Problem :: Retype the listing below line for line, but only from the line with "Emit a web page" down to the line with "const periodMonths = [[1, 3], [4, 6], [7, 9]];", inclusive. Pictures stay out.

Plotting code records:

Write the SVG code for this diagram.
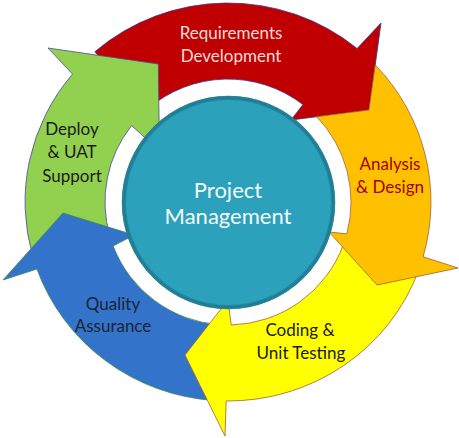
<svg xmlns="http://www.w3.org/2000/svg" width="459" height="438" viewBox="0 0 459 438">
<style>
.arrow{stroke-width:0.8;stroke-linejoin:miter}
.lbl{font-family:Lato,"Open Sans","Liberation Sans",sans-serif;font-size:17px;text-anchor:middle}
.big{font-size:22px}
</style>
<rect width="459" height="438" fill="#ffffff"/>
<g id="connectors"></g>
<g id="requirements">
<path class="arrow" fill="#C00000" stroke="#3A2E8C" d="M94.8,51.8 A203,199 0 0 1 357.1,48.5 L381,23 L369,110 L291,120 L303,104.6 A123,123 0 0 0 147.3,109.2 Z"/>
<text class="lbl" fill="#F2DCDB" x="231" y="39">Requirements</text>
<text class="lbl" fill="#F2DCDB" x="231" y="62">Development</text>
</g>
<g id="deploy">
<path class="arrow" fill="#92D050" stroke="#4A4A9C" d="M32.9,256.8 A203,199 0 0 1 72.5,74.1 L48,48 L158.3,64 L159.5,151 L131.6,125.6 A123,123 0 0 0 109.8,235.9 Z"/>
<text class="lbl" fill="#1A1A1A" x="72" y="135">Deploy</text>
<text class="lbl" fill="#1A1A1A" x="72" y="158">&amp; UAT</text>
<text class="lbl" fill="#1A1A1A" x="72" y="182">Support</text>
</g>
<g id="quality">
<path class="arrow" fill="#3373CA" stroke="#3C8A4A" d="M213.8,400.5 A203,199 0 0 1 36.9,269.1 L3,280 L63,213 L134,235 L113.2,246.1 A123,123 0 0 0 219.4,324.7 Z"/>
<text class="lbl" fill="#1C2433" x="113" y="310">Quality</text>
<text class="lbl" fill="#1C2433" x="113" y="332">Assurance</text>
</g>
<g id="coding">
<path class="arrow" fill="#FFFF00" stroke="#A0603A" d="M418.8,270.1 A203,199 0 0 1 226.2,401 L225,436 L185,355 L228,300 L231.2,325 A123,123 0 0 0 343.6,244.1 Z"/>
<text class="lbl" fill="#1A1A1A" x="300" y="336">Coding &amp;</text>
<text class="lbl" fill="#1A1A1A" x="301" y="359">Unit Testing</text>
</g>
<g id="analysis">
<path class="arrow" fill="#FFC000" stroke="#A0603A" d="M375.2,64.9 A203,199 0 0 1 423.1,256.8 L458,268 L377,285 L329,232 L346.8,233.8 A123,123 0 0 0 316.7,116.7 L369,110 Z"/>
<text class="lbl" fill="#A00000" x="390" y="170">Analysis</text>
<text class="lbl" fill="#A00000" x="390" y="193">&amp; Design</text>
</g>
<g id="project">
<circle cx="228.5" cy="202.5" r="104.5" fill="#2CA1BC" stroke="#25869D" stroke-width="4"/>
<circle cx="228.5" cy="202.5" r="104.5" fill="none" stroke="#1C7187" stroke-width="0.8"/>
<circle cx="228.5" cy="202.5" r="106.3" fill="none" stroke="#1E7A90" stroke-width="0.8"/>
<text class="lbl big" fill="#F4FAFC" x="228" y="198">Project</text>
<text class="lbl big" fill="#F4FAFC" x="228" y="224">Management</text>
</g>
</svg>
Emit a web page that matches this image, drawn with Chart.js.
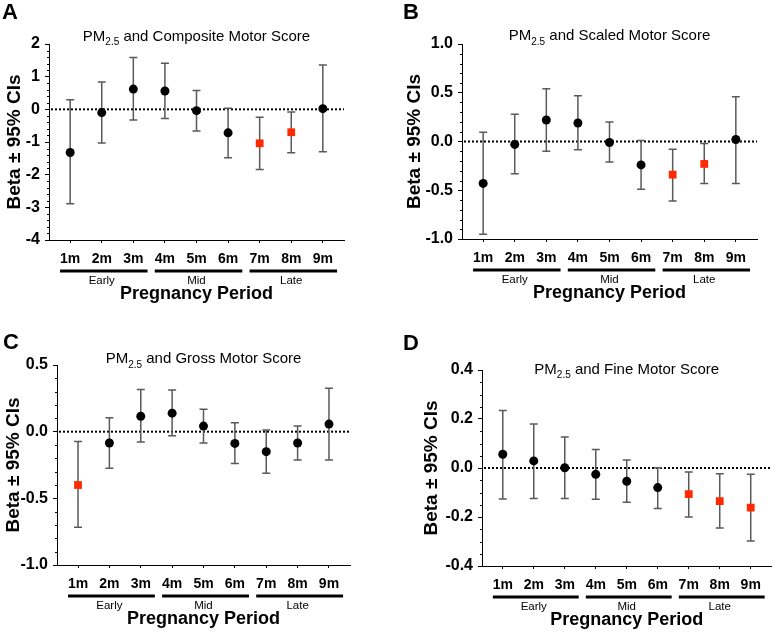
<!DOCTYPE html>
<html>
<head>
<meta charset="utf-8">
<script src="https://cdn.jsdelivr.net/npm/chart.js@4.4.1/dist/chart.umd.min.js"></script>
<style>
  body { margin: 0; background: #fff; }
  #wrap { position: relative; width: 777px; height: 634px; }
  canvas { position: absolute; }
</style>
</head>
<body>
<div id="wrap">
  <canvas id="chartA" style="left:0;top:0" width="388" height="317"></canvas>
  <canvas id="chartB" style="left:388px;top:0" width="389" height="317"></canvas>
  <canvas id="chartC" style="left:0;top:317px" width="388" height="317"></canvas>
  <canvas id="chartD" style="left:388px;top:317px" width="389" height="317"></canvas>
</div>
<script>
const months = ["1m", "2m", "3m", "4m", "5m", "6m", "7m", "8m", "9m"];
const periods = ["Early", "Mid", "Late"];
const periodMonths = [[1, 3], [4, 6], [7, 9]];

// A - composite motor score
const compositeBeta = [-1.32, -0.10, 0.62, 0.56, -0.04, -0.72, -1.04, -0.70, 0.02];
const compositeLow = [-2.89, -1.03, -0.33, -0.28, -0.66, -1.48, -1.84, -1.33, -1.30];
const compositeHigh = [0.29, 0.84, 1.59, 1.41, 0.58, 0.03, -0.24, -0.08, 1.36];
const compositeTicks = [-4, -3, -2, -1, 0, 1, 2];

// B - scaled motor score
const scaledBeta = [-0.43, -0.03, 0.22, 0.19, -0.01, -0.24, -0.34, -0.23, 0.02];
const scaledLow = [-0.95, -0.33, -0.10, -0.085, -0.21, -0.49, -0.61, -0.43, -0.43];
const scaledHigh = [0.095, 0.28, 0.54, 0.47, 0.20, 0.01, -0.08, -0.02, 0.46];
const scaledTicks = [-1.0, -0.5, 0.0, 0.5, 1.0];

// C - gross motor score
const grossBeta = [-0.40, -0.085, 0.116, 0.139, 0.042, -0.088, -0.15, -0.085, 0.057];
const grossLow = [-0.716, -0.275, -0.078, -0.031, -0.085, -0.238, -0.312, -0.213, -0.213];
const grossHigh = [-0.073, 0.104, 0.316, 0.313, 0.169, 0.066, 0.012, 0.042, 0.326];
const grossTicks = [-1.0, -0.5, 0.0, 0.5];

// D - fine motor score
const fineBeta = [0.056, 0.029, 0.001, -0.026, -0.054, -0.080, -0.107, -0.135, -0.162];
const fineLow = [-0.127, -0.124, -0.124, -0.128, -0.14, -0.165, -0.20, -0.245, -0.298];
const fineHigh = [0.235, 0.18, 0.127, 0.076, 0.033, 0.001, -0.016, -0.023, -0.026];
const fineTicks = [-0.4, -0.2, 0.0, 0.2, 0.4];

const FONT = '"Liberation Sans", Arial, Helvetica, sans-serif';
Chart.defaults.font.family = FONT;
Chart.defaults.color = '#000';

const RED = '#ff2a00';

function decor(p) {
  return {
    id: 'decor' + p.letter,
    beforeDatasetsDraw(chart) {
      const { ctx, chartArea: a, scales: { x, y } } = chart;
      ctx.save();
      // dotted zero line
      const y0 = y.getPixelForValue(0);
      ctx.strokeStyle = '#000';
      ctx.lineWidth = 2;
      ctx.setLineDash([2, 2]);
      ctx.beginPath();
      ctx.moveTo(a.left + 2, y0);
      ctx.lineTo(a.right, y0);
      ctx.stroke();
      ctx.setLineDash([]);
      // CI whiskers
      ctx.strokeStyle = '#5a5a5a';
      ctx.lineWidth = 1.5;
      p.low.forEach((lo, i) => {
        const px = x.getPixelForValue(i + 1);
        const pl = y.getPixelForValue(lo);
        const ph = y.getPixelForValue(p.high[i]);
        ctx.beginPath();
        ctx.moveTo(px, pl); ctx.lineTo(px, ph);
        ctx.moveTo(px - 4, pl); ctx.lineTo(px + 4, pl);
        ctx.moveTo(px - 4, ph); ctx.lineTo(px + 4, ph);
        ctx.stroke();
      });
      ctx.restore();
    },
    afterDraw(chart) {
      const { ctx, chartArea: a, scales: { x, y } } = chart;
      ctx.save();
      // minor y ticks
      ctx.strokeStyle = '#000';
      ctx.lineWidth = 1;
      const lo = p.ticks[0], hi = p.ticks[p.ticks.length - 1];
      const n = Math.round((hi - lo) / p.minor);
      for (let k = 0; k <= n; k++) {
        const v = lo + k * p.minor;
        if (p.ticks.some(t => Math.abs(t - v) < 1e-9)) continue;
        const py = Math.round(y.getPixelForValue(v)) + 0.5;
        ctx.beginPath();
        ctx.moveTo(a.left - 2, py);
        ctx.lineTo(a.left, py);
        ctx.stroke();
      }
      // period bars and labels
      ctx.fillStyle = '#000';
      ctx.lineWidth = 3;
      ctx.font = '11.5px ' + FONT;
      ctx.textAlign = 'center';
      ctx.textBaseline = 'alphabetic';
      periodMonths.forEach((r, i) => {
        const x1 = x.getPixelForValue(r[0] - 0.32);
        const x2 = x.getPixelForValue(r[1] + 0.45);
        ctx.beginPath();
        ctx.moveTo(x1, a.bottom + 31);
        ctx.lineTo(x2, a.bottom + 31);
        ctx.stroke();
        ctx.fillText(periods[i], x.getPixelForValue((r[0] + r[1]) / 2), a.bottom + 44);
      });
      // title with subscript
      const t1 = 'PM', t2 = '2.5', t3 = ' and ' + p.title;
      ctx.textAlign = 'left';
      ctx.font = '15px ' + FONT;
      const w1 = ctx.measureText(t1).width, w3 = ctx.measureText(t3).width;
      ctx.font = '10px ' + FONT;
      const w2 = ctx.measureText(t2).width;
      let tx = (a.left + a.right) / 2 - (w1 + w2 + w3) / 2;
      const ty = a.top + p.titleDy;
      ctx.font = '15px ' + FONT;
      ctx.fillText(t1, tx, ty);
      ctx.font = '10px ' + FONT;
      ctx.fillText(t2, tx + w1, ty + 4.5);
      ctx.font = '15px ' + FONT;
      ctx.fillText(t3, tx + w1 + w2, ty);
      // panel letter
      ctx.font = 'bold 22px ' + FONT;
      ctx.fillText(p.letter, p.letterX, p.letterY);
      ctx.restore();
    }
  };
}

function makePanel(id, p) {
  const sig = i => p.high[i] < 0 || p.low[i] > 0;
  new Chart(document.getElementById(id), {
    type: 'scatter',
    data: {
      datasets: [{
        data: p.beta.map((b, i) => ({ x: i + 1, y: b })),
        pointStyle: c => sig(c.dataIndex) ? 'rect' : 'circle',
        pointRadius: c => sig(c.dataIndex) ? 5.5 : 4.5,
        backgroundColor: c => sig(c.dataIndex) ? RED : '#000',
        borderWidth: 0
      }]
    },
    options: {
      responsive: false,
      animation: false,
      layout: { padding: { left: 0, top: p.top, right: p.right, bottom: 0 } },
      plugins: { legend: { display: false }, tooltip: { enabled: false } },
      scales: {
        x: {
          type: 'linear',
          min: 0.33,
          max: 9.67,
          afterBuildTicks: s => { s.ticks = months.map((m, i) => ({ value: i + 1 })); },
          afterFit: s => { s.height = p.xH; },
          ticks: {
            callback: v => months[Math.round(v) - 1],
            font: { size: 14, weight: 'bold' },
            padding: 8,
            autoSkip: false,
            maxRotation: 0
          },
          grid: { drawOnChartArea: false, tickLength: 3, tickColor: '#000' },
          border: { color: '#000', width: 1 },
          title: {
            display: true,
            text: 'Pregnancy Period',
            font: { size: 18, weight: 'bold' },
            padding: { top: 0, bottom: p.xTitlePad }
          }
        },
        y: {
          min: p.ticks[0],
          max: p.ticks[p.ticks.length - 1],
          afterBuildTicks: s => { s.ticks = p.ticks.map(v => ({ value: v })); },
          afterFit: s => { s.width = p.yW; },
          ticks: {
            callback: v => Number(v).toFixed(p.dec),
            font: { size: 16, weight: 'bold' },
            padding: 5
          },
          grid: { drawOnChartArea: false, tickLength: 4, tickColor: '#000' },
          border: { color: '#000', width: 1 },
          title: {
            display: true,
            text: 'Beta \u00b1 95% CIs',
            font: { size: 19, weight: 'bold' },
            padding: { top: p.yTitlePad, bottom: 0 }
          }
        }
      }
    },
    plugins: [decor(p)]
  });
}

makePanel('chartA', {
  letter: 'A', letterX: 2, letterY: 19, title: 'Composite Motor Score',
  beta: compositeBeta, low: compositeLow, high: compositeHigh, ticks: compositeTicks,
  dec: 0, minor: 0.2, yW: 49, top: 44, right: 44, xH: 77,
  xTitlePad: 12, yTitlePad: 3.7, titleDy: -3.5
});
makePanel('chartB', {
  letter: 'B', letterX: 15, letterY: 18.5, title: 'Scaled Motor Score',
  beta: scaledBeta, low: scaledLow, high: scaledHigh, ticks: scaledTicks,
  dec: 1, minor: 0.1, yW: 74, top: 44, right: 20, xH: 78,
  xTitlePad: 13, yTitlePad: 15.3, titleDy: -4
});
makePanel('chartC', {
  letter: 'C', letterX: 3, letterY: 31.7, title: 'Gross Motor Score',
  beta: grossBeta, low: grossLow, high: grossHigh, ticks: grossTicks,
  dec: 1, minor: 0.1, yW: 57, top: 48, right: 38, xH: 69,
  xTitlePad: 4, yTitlePad: 2, titleDy: -2
});
makePanel('chartD', {
  letter: 'D', letterX: 15, letterY: 33.3, title: 'Fine Motor Score',
  beta: fineBeta, low: fineLow, high: fineHigh, ticks: fineTicks,
  dec: 1, minor: 0.05, yW: 94, top: 53, right: 1, xH: 68,
  xTitlePad: 3, yTitlePad: 32, titleDy: 3.7
});
</script>
</body>
</html>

Full response ::
Emit a web page that matches this image, drawn with Chart.js.
<!DOCTYPE html>
<html>
<head>
<meta charset="utf-8">
<script src="https://cdn.jsdelivr.net/npm/chart.js@4.4.1/dist/chart.umd.min.js"></script>
<style>
  body { margin: 0; background: #fff; }
  #wrap { position: relative; width: 777px; height: 634px; }
  canvas { position: absolute; }
</style>
</head>
<body>
<div id="wrap">
  <canvas id="chartA" style="left:0;top:0" width="388" height="317"></canvas>
  <canvas id="chartB" style="left:388px;top:0" width="389" height="317"></canvas>
  <canvas id="chartC" style="left:0;top:317px" width="388" height="317"></canvas>
  <canvas id="chartD" style="left:388px;top:317px" width="389" height="317"></canvas>
</div>
<script>
const months = ["1m", "2m", "3m", "4m", "5m", "6m", "7m", "8m", "9m"];
const periods = ["Early", "Mid", "Late"];
const periodMonths = [[1, 3], [4, 6], [7, 9]];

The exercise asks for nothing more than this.